Re: IQ and the Flynn effect

Derek Strong (
Mon, 29 Sep 1997 23:21:19 -0700

Hal writes:

> This is a good overview, but I don't think the proposed explanation is
> very convincing. It's not clear to me how television and especially
> pictures can be said to enrich the viewing environment. We see images
> every time we open our eyes which are every bit as rich as any picture,
> if less artistic. And we certainly see things move for many hours every
> day, so old-fashioned television hardly adds much more stimulation.

The key difference lies not in the richness of the pictures, nor in the
fact that they are moving. What is different is the rapidity with which a
vast number of different *scenes* can be (and regularly are) thrown at the
brain. Humans are used to, say, watching the high speed chase of a lion
running down a wildebeest. Fine.

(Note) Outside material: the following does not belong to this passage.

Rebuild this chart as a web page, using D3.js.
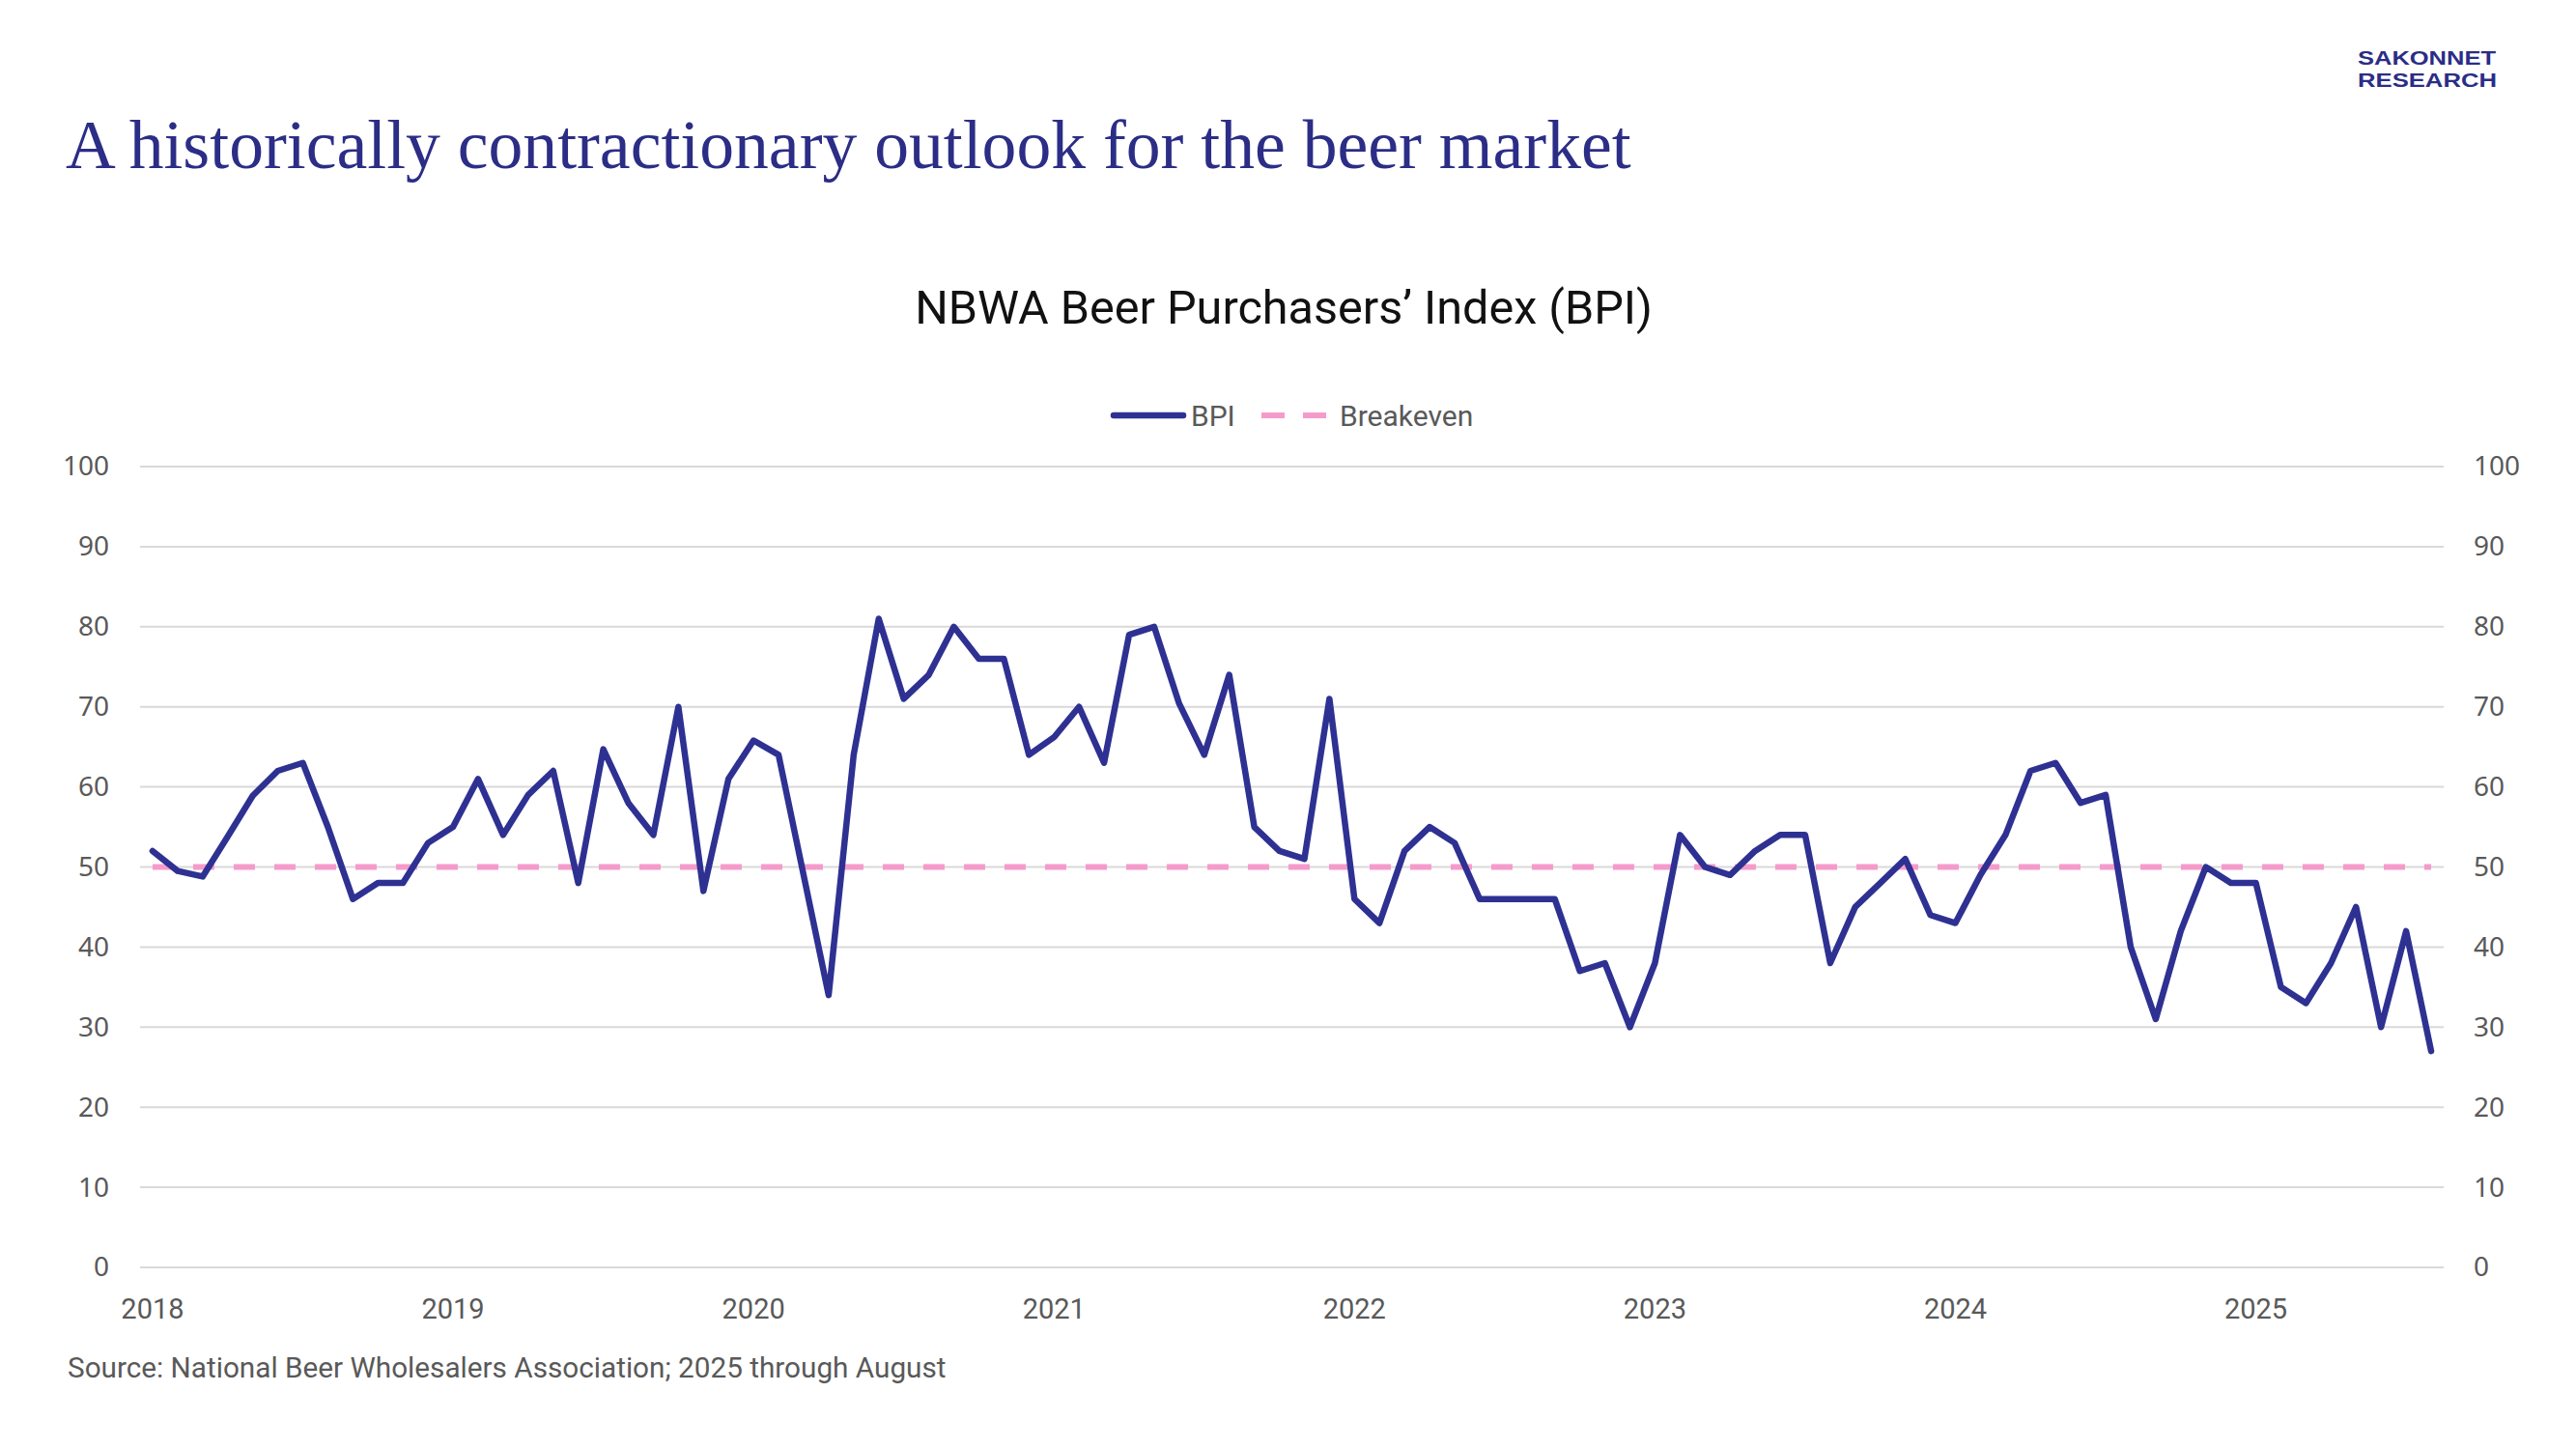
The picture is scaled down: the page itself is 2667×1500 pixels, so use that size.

But TV lets you watch, say, a sprinting
lion, then a sprinting wildebeest, then the legs of each, then a passing
car, then an airplane, then a flock of birds, then the narrowing iris of a
human eye, then an explosion, then a view of the earth from space, then a
shot of a human sitting on a couch looking at all of this, all in a
timeframe that is *amazingly* short (on the order of a couple of seconds).

This is unprecedented in terms of available input to the human brain. I
don't know if this explains the Flynn Effect, but it is certainly a big
difference. I believe that if you took, say, a Bushman from the Outback of
Australia, and sat him down in front of a good John Woo flick (Broken Arrow
or Face/Off, for instance), there would be many scenes he simply would not
be able to absorb, because he has no practice taking input at that rate.

If you want an even better example, rent pretty much any Zucker Brothers
Movie (Hot Shots: Deux, for instance) and any Mel Brooks movie (Robin Hood:
Men in Tights, for instance), and then watch first the Zucker Brothers
movie, followed by the Brooks movie. I guarantee that you will feel the
Brooks movie to be interminably slow, with punchlines coming at you only
once every minute or so, rather than every few seconds, as in the Zucker
Brothers movie.

Probably, (wild speculation here), this trend can be traced back to before
the advent of television. Emerging forms of media have allowed us to speed
up and vary our brain input in many ways, if you think about it. Wouldn't
you expect this training to have some effect on our intelligence?